The biggest mistake, of course, was the show of bias towards hill people and against the Tharus when the shift was made from six to seven provinces; this could have been corrected immediately but for the foot-dragging powerbrokers of the NC and UML. Amidst the recriminations, Bijaya Kumar Gachhedar left the four-party partnership that had signed the 16-pointagreement.
The top leaders of the UML and NC have abandoned the politics of perception, not felt it necessary to reach out to the Madhesi and Tharu communities even for strategic purposes, nor been cognisant of the need to maintain the dignity of all communities. The topmost leaders (all of whom won elections from the plains) have not budged from their Valley mansions to visit the Tarai-Madhes to express condolence to the families of the dead and injured of the past two weeks, both ordinary citizens and security personnel.
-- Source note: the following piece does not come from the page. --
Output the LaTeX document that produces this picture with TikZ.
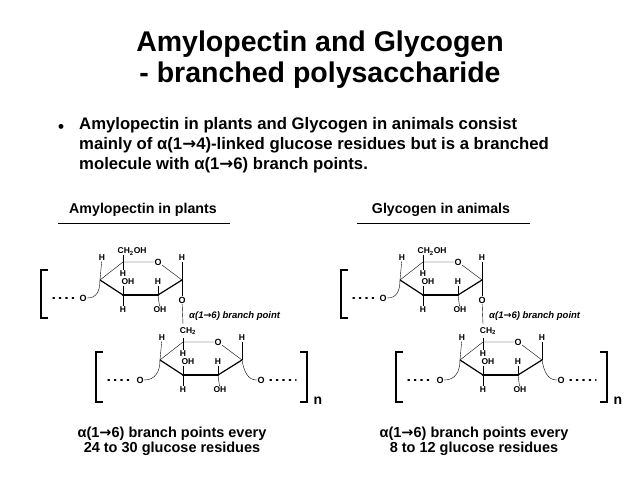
\documentclass[tikz,border=0pt]{standalone}
\usepackage{fontspec}
\setmainfont{Liberation Sans}
\newfontfamily\arrfont{DejaVu Sans}
\newcommand\ar{{\arrfont\bfseries →}}
\newcommand\glcring[3]{% prefix, x, y
  \begin{scope}[shift={(#2,#3)}]
    \coordinate (#1c4) at (0,0); \coordinate (#1c5) at (23,-18);
    \coordinate (#1c1) at (82,0); \coordinate (#1c2) at (58,15); \coordinate (#1c3) at (23,15);
    \node[ringo] (#1o) at (58,-18) {O};
    \draw[thin] (#1c4)--(#1c5)--(#1o)--(#1c1);
    \draw[line width=1.2pt] (#1c1)--(#1c2);
    \draw[line width=2.2pt,line cap=round] (#1c2)--(#1c3);
    \draw[line width=1.2pt] (#1c3)--(#1c4);
    \node[lab] (#1h4) at (2,-22) {H}; \draw (#1c4)--(#1h4);
    \node[lab] (#1h1) at (82,-22) {H}; \draw (#1c1)--(#1h1);
    \node[lab] (#1h5) at (23,-6) {H}; \draw (#1c5)--(#1h5);
    \node[lab] (#1oh3) at (28,2) {OH}; \draw (#1c3)--(23,6);
    \node[lab] (#1h2) at (58,2) {H}; \draw (#1c2)--(#1h2);
    \node[lab] (#1h3) at (23,30) {H}; \draw (#1c3)--(#1h3);
    \node[lab] (#1oh2) at (60,30) {OH}; \draw (#1c2)--(#1oh2);
  \end{scope}}
\newcommand\glcunit[2]{% prefix, xshift
  \glcring{#1t}{100+#2}{280}
  \begin{scope}[xshift=#2]
    \node[lab,anchor=south west] (#1ch2oh) at (117,256) {CH\textsubscript{2}OH};
    \draw (#1tc5)--(123,255);
    \node[ringo] (#1ol) at (83,298) {O};
    \draw (#1ol.east) .. controls (96,298) and (100,292) .. (#1tc4);
    \draw[dots] (53,298)--(76,298);
    \draw[brk] (48,270)--(41,270)--(41,318)--(48,318);
    \node[ringo] (#1ob) at (182,300) {O};
    \draw (#1tc1)--(#1ob);
    \node[lab] (#1ch2) at (188,331) {CH\textsubscript{2}};
    \draw (#1ob)--(183,324);
    \node[font=\fontsize{9.5}{10}\selectfont\bfseries\itshape,anchor=west,inner sep=0] (#1bp) at (189,316) {α(1\ar6) branch point};
  \end{scope}
  \glcring{#1b}{160+#2}{360}
  \begin{scope}[xshift=#2]
    \draw (183,338)--(#1bc5);
    \node[ringo] (#1ol2) at (140,380) {O};
    \draw (#1ol2.east) .. controls (155,380) and (160,372) .. (#1bc4);
    \draw[dots] (108,380)--(132,380);
    \node[ringo] (#1or2) at (261,380) {O};
    \draw (#1bc1) .. controls (244,372) and (248,380) .. (#1or2.west);
    \draw[dots] (270,380)--(296,380);
    \draw[brk] (103,352)--(96,352)--(96,402)--(103,402);
    \draw[brk] (300,352)--(307,352)--(307,402)--(300,402);
    \node[font=\fontsize{14}{14}\selectfont\bfseries] (#1n) at (318,401) {n};
  \end{scope}}
\begin{document}
\begin{tikzpicture}[x=1pt,y=-1pt,
  lab/.style={font=\fontsize{8.5}{9}\selectfont\bfseries,inner sep=0.5pt},
  ringo/.style={font=\fontsize{9}{9}\selectfont\bfseries,fill=white,inner sep=0.5pt},
  dots/.style={line width=1.4pt,dash pattern=on 1.4pt off 5pt,line cap=round},
  brk/.style={line width=2.6pt}
]
\useasboundingbox[fill=white] (0,0) rectangle (638,479);
\node[font=\fontsize{28.5}{30}\selectfont\bfseries] (t1) at (320,44) {Amylopectin and Glycogen};
\node[font=\fontsize{28.5}{30}\selectfont\bfseries] (t2) at (320,75) {- branched polysaccharide};
\node[font=\fontsize{17}{17}\selectfont\bfseries] (bul) at (61,128) {•};
\node[font=\fontsize{16.7}{20}\selectfont\bfseries,anchor=north west,align=left,inner sep=0] (body) at (79,117)
 {Amylopectin in plants and Glycogen in animals consist\\
  mainly of α(1\ar4)-linked glucose residues but is a branched\\
  molecule with α(1\ar6) branch points.};
\node[font=\fontsize{14.2}{15}\selectfont\bfseries] (h1) at (143,210) {Amylopectin in plants};
\draw (58,223)--(230,223);
\node[font=\fontsize{14.2}{15}\selectfont\bfseries] (h2) at (441,210) {Glycogen in animals};
\draw (357,223)--(530,223);
\glcunit{A}{0}
\glcunit{B}{300}
\node[font=\fontsize{14.5}{15}\selectfont\bfseries,align=center] (f1) at (172,441) {α(1\ar6) branch points every\\24 to 30 glucose residues};
\node[font=\fontsize{14.5}{15}\selectfont\bfseries,align=center] (f2) at (474,441) {α(1\ar6) branch points every\\8 to 12 glucose residues};
\end{tikzpicture}
\end{document}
A helicopter day-trip would have sufficed for Prime Minister Sushil Koirala, KP Oli and Pushpa Kamal Dahal to do the rounds from east to west.
The Big Three could have come out with a joint statement expressing distress at the loss of lives, explained the challenges in the constitution writing since the first CA, and outlined the plans for a credible commission on demarcation. They could have addressed the confusion extant in the plains relating to citizenship, and they could have organised mass rallies in the Tarai-Madhes.
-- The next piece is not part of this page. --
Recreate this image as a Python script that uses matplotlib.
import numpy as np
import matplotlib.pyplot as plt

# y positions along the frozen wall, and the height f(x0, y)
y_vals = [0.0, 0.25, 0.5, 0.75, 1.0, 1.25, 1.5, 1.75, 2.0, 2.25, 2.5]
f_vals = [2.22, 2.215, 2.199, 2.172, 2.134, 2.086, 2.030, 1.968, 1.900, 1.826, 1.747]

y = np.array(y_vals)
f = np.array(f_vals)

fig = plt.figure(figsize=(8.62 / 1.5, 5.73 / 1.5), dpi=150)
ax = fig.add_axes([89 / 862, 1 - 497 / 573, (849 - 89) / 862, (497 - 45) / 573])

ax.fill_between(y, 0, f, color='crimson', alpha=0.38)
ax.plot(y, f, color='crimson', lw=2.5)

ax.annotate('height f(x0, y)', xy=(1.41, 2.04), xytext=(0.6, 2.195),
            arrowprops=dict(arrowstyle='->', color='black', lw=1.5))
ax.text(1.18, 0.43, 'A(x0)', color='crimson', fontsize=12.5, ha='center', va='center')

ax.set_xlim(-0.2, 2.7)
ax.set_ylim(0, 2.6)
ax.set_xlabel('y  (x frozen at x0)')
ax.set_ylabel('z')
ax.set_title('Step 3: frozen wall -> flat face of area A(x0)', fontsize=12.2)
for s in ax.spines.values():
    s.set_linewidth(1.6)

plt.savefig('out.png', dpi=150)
Theirs has been a run of mistakes marked by a lack of national vision and punctuated with intemperate statements, all in all a waste of the two-thirds majority that they do command in the CA. Indeed, the NC (in particular) and UML seemed to forget that they are far much more ‘Madhesi’ than the ‘Madhesbadi’ parties themselves, in terms of seats in the CA/Parliament. And yet they failed to deploy in the plains their own CA members who had won from the
Tarai-Madhes.
Clear and present danger
The fear among the triumvirate leadership as one goes to press is that any delay in constitution promulgation would lead to unravelling of the delicate superstructure, and a waste of eight years of effort. However, the greater danger is that a failure to draft the constitution at all at this time may be used by those who do not believe in democracy to move with the momentum to demand dissolution of the CA itself, claiming that it is a failed body.
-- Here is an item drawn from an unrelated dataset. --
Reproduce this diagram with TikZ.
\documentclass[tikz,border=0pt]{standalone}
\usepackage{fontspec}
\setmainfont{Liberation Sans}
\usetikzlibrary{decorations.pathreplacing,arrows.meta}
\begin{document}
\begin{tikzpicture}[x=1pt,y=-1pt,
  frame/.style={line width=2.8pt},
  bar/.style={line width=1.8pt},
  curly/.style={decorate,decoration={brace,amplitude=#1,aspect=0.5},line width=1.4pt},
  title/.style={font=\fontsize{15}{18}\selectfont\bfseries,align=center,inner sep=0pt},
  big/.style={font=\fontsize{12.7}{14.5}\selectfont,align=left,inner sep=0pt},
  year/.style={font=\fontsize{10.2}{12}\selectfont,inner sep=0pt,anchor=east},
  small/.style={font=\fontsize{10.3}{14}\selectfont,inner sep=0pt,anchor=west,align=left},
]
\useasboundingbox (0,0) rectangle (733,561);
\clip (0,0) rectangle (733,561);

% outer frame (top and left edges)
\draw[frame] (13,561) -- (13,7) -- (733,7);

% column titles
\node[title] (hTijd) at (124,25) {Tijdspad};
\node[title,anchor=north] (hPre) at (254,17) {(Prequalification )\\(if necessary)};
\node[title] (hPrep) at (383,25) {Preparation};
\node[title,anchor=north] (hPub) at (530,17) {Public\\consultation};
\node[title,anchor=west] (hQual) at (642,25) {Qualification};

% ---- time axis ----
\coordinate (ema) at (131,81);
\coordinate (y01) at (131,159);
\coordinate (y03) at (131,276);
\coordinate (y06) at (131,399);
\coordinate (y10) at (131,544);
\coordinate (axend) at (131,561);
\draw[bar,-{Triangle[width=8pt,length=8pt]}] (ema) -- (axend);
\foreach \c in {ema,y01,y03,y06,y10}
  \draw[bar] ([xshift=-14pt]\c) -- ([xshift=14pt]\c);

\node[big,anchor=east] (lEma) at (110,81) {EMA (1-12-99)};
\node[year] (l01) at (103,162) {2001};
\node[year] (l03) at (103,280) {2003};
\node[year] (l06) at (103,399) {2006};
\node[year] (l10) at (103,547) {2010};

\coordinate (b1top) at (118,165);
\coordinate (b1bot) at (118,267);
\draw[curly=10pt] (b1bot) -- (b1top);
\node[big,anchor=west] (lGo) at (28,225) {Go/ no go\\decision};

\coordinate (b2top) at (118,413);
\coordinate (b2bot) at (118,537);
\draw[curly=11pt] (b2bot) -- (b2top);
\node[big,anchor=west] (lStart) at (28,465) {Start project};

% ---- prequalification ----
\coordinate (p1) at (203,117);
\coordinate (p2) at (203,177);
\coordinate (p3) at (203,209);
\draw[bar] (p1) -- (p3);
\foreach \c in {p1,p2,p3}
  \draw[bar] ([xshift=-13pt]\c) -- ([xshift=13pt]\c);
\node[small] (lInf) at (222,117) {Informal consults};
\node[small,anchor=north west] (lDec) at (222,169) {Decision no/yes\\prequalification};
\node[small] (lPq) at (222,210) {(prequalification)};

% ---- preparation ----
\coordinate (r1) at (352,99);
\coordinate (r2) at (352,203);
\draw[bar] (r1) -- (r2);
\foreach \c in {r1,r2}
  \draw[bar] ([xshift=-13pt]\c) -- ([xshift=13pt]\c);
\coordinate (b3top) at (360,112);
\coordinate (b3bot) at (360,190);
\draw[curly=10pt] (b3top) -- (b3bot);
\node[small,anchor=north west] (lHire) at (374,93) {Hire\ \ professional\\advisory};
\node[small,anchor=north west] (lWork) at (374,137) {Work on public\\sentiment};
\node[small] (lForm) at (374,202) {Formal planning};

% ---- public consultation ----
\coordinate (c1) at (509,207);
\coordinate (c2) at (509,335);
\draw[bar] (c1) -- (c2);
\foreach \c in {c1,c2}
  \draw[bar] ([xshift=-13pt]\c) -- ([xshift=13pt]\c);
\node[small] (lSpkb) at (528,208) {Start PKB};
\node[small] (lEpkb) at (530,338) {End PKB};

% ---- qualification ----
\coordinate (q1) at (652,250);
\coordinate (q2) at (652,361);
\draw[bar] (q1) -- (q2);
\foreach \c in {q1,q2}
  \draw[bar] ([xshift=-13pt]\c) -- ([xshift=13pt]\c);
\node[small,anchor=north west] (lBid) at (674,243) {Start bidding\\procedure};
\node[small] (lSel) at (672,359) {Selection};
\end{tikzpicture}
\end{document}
Certainly, there is no dearth of civil society stalwarts who would want a collapse of the CA/Parliament and the emplacement of an interim civilian government. This should never be allowed as it would wrest democracy from the people, dim the entire spectrum of national aspirations, and weaken the state geopolitically. Such an opening could encourage the religious right and those bent on upturning republicanism.
To guard against such slippage, the
NC and UML need to reach out one more time to the ‘Madhesbadi’ fold, many of whose politicians have the two as their parent parties. A time-bound extension of the promulgation date seems necessary to allow time for talks, in order to carry more signatories in the new constitution than seems presently possible.
The fear of some NC and UML leaders that one extension may lead to more extensions and an ultimate failure of the constitution writing may be real, but that is a risk that needs to be taken given the need to expand ownership over the final document and the possibility of the rise of uncontrollable violence in the plains.
If we understand how we got here, it will be that much easier to chart a course to get us out of here.